Aid Agency Accountability: Who's Your Sugar Daddy?

by Michael Bear · 2009-06-16 08:29:00 UTC

In a perfect world, aid agencies would be accountable first and foremost to those they help.  Also, in a perfect world, it would rain lemonade. And there would be unicorns.

Don't get me wrong, important steps have been taken.  Especially on the graphic-semantic front.  We tend not to exploit pictures of starving children.  (At least, not most of us.  Except occassionally Concern.)  We try to use terms like beneficiaries - or, even better, partners - to show that we're all in this together.

Yet at the end of the day, realities are realities.  And the reality is that you can't work if you don't have funding.  Which is why the findings from the 2008 HAP Humanitarian Accountability Report aren't particularly surprising.

In a survey of over 650 staff working for NGOs, the UN, donor agencies and research institutions, only 25% reported that humanitarian agencies were "highly" accountable to beneficiaries.  On the other hand, 74% reported that agencies were highly accountable to donors.

According to the report: "there remains an inescapable and consistent result from all four surveys [2005-2008]: that the pecking order for accountability is always towards institutional donors first and disaster survivors last."

It's too easy to cast stones.  (Except, ummmm, when it comes to the Concern Cure Starvation Appeal.  Or Nicholas Kristof.)  Humanitarian operations cost money.  Especially when you're trying to respond to a massive, complex emergency.
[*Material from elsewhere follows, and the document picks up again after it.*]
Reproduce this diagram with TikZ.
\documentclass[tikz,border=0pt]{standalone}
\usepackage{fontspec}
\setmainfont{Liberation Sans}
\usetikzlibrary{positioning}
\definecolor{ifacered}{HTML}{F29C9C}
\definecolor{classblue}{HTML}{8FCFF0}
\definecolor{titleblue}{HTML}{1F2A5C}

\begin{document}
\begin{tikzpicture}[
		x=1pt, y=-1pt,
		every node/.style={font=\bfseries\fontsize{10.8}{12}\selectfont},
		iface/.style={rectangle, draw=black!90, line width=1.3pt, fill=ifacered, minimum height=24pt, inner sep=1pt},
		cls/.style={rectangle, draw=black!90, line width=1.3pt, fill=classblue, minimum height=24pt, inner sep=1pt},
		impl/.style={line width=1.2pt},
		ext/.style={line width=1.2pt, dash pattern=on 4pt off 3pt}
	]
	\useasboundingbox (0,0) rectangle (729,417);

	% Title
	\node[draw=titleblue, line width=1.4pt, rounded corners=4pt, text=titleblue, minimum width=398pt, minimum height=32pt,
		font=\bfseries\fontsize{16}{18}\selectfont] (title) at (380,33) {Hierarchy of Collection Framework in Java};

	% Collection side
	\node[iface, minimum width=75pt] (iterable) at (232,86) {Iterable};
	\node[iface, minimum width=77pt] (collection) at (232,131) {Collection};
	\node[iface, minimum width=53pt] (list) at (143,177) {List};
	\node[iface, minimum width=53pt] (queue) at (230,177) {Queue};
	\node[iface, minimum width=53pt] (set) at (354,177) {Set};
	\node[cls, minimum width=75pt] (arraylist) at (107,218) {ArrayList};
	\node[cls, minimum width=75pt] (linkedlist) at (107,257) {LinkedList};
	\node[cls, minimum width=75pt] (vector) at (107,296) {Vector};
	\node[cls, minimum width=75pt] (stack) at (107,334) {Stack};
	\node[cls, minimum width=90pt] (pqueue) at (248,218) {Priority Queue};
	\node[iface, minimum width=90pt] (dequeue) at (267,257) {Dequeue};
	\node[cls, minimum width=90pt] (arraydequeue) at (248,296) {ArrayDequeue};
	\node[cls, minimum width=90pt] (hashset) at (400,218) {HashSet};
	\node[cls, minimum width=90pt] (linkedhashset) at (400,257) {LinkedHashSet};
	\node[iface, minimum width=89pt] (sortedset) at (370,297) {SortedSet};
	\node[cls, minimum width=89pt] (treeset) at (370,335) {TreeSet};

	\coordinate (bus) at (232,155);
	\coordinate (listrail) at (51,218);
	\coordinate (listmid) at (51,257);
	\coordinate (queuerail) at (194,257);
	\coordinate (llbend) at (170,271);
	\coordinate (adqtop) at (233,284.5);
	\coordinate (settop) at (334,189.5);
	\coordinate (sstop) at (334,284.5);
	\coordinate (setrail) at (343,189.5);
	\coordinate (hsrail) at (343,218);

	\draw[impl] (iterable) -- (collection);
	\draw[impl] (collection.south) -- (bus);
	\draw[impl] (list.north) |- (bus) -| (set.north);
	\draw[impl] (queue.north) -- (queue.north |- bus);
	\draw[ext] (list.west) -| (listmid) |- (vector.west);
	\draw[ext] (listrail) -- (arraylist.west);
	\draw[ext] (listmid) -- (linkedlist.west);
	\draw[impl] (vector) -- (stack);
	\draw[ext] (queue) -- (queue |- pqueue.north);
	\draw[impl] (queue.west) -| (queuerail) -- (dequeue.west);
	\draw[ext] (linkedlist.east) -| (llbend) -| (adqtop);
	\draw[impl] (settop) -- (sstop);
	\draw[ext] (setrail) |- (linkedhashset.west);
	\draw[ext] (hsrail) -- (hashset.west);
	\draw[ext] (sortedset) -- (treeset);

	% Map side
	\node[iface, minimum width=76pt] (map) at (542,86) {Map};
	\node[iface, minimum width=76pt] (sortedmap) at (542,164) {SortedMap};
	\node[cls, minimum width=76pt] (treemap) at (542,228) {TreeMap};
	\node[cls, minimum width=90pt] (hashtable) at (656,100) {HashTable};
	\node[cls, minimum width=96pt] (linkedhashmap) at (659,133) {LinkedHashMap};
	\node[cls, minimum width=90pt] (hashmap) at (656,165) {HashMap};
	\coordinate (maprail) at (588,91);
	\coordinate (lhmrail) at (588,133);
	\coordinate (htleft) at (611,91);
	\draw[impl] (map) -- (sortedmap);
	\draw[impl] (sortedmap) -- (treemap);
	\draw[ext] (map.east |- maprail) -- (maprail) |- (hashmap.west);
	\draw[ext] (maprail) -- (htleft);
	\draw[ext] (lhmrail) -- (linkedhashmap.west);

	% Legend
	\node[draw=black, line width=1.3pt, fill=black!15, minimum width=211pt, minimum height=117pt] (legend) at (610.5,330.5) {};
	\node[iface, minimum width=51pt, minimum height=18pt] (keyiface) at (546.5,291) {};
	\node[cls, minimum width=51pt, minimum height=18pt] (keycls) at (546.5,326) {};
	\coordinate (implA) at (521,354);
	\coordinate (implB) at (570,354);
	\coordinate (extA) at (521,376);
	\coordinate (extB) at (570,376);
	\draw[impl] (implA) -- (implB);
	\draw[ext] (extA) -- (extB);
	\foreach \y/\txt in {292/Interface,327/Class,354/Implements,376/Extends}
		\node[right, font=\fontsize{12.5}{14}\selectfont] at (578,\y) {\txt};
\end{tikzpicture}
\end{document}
It's difficult to feed and shelter hundreds of thousands or millions of people on good intentions alone.

And far too often, the money simply isn't there.  The UN has been able to raise only 25% of the funds it needs to help 2.5 million people displaced by the fighting in Pakistan.  NGOs are also struggling.  According to Oxfam's Humanitarian Director: "This is the worst funding crisis we've faced in over a decade for a major humanitarian emergency."

It's not just Pakistan.  As of late May, the UN had only received 39% of the funds it needs in Sri Lanka.  NGOs are also slashing budgets across the board.
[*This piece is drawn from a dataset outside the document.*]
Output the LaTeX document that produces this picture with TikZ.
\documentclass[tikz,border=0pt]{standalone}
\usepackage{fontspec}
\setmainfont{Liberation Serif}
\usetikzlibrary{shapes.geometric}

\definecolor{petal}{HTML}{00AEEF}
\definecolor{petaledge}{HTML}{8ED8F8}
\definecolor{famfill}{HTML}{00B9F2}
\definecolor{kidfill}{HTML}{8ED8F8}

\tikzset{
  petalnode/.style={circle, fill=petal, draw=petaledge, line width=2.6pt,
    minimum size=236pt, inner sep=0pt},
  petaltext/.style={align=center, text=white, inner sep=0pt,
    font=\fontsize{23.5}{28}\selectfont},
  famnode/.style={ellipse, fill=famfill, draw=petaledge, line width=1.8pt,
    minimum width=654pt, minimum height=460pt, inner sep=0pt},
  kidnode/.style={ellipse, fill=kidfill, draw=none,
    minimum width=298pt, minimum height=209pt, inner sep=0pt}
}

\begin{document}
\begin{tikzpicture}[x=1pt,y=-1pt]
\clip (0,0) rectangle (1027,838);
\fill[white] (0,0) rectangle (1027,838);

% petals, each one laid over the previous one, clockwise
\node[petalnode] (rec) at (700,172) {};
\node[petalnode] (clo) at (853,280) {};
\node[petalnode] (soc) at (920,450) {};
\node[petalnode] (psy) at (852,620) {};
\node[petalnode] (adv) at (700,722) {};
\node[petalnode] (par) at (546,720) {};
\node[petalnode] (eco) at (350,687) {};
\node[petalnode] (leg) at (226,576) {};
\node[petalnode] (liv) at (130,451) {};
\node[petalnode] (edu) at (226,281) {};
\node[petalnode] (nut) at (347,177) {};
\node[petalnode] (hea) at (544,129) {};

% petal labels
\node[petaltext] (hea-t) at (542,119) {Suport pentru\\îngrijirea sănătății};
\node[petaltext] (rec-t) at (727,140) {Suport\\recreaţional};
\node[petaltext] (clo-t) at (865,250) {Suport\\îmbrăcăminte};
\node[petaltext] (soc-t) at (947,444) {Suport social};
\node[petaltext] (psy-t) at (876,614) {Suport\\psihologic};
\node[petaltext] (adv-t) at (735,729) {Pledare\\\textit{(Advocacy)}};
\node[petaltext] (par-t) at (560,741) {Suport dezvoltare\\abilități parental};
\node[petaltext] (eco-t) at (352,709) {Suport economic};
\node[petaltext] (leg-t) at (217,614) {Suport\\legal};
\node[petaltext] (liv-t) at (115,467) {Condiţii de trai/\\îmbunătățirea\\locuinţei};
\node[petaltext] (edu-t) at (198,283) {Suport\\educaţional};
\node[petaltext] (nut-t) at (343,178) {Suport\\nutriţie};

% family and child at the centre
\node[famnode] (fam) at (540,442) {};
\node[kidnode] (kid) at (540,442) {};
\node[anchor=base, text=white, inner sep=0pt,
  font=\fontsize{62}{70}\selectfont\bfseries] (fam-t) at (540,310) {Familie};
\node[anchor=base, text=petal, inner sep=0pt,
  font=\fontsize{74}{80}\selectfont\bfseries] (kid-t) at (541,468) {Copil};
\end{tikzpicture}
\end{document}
Aid agencies are trying, and there has been some improvement on the accountability front - in 2005, only 8% of respondents said that agencies were highly accountable to beneficiaries.

But as long as aid agencies need money, and as long as money is in short supply, it's hardly surprising that accountability to donors trumps all.

PS - Hat tip to Katie Nguyen at Reuters AlertNet for initially reporting about the HAP survey.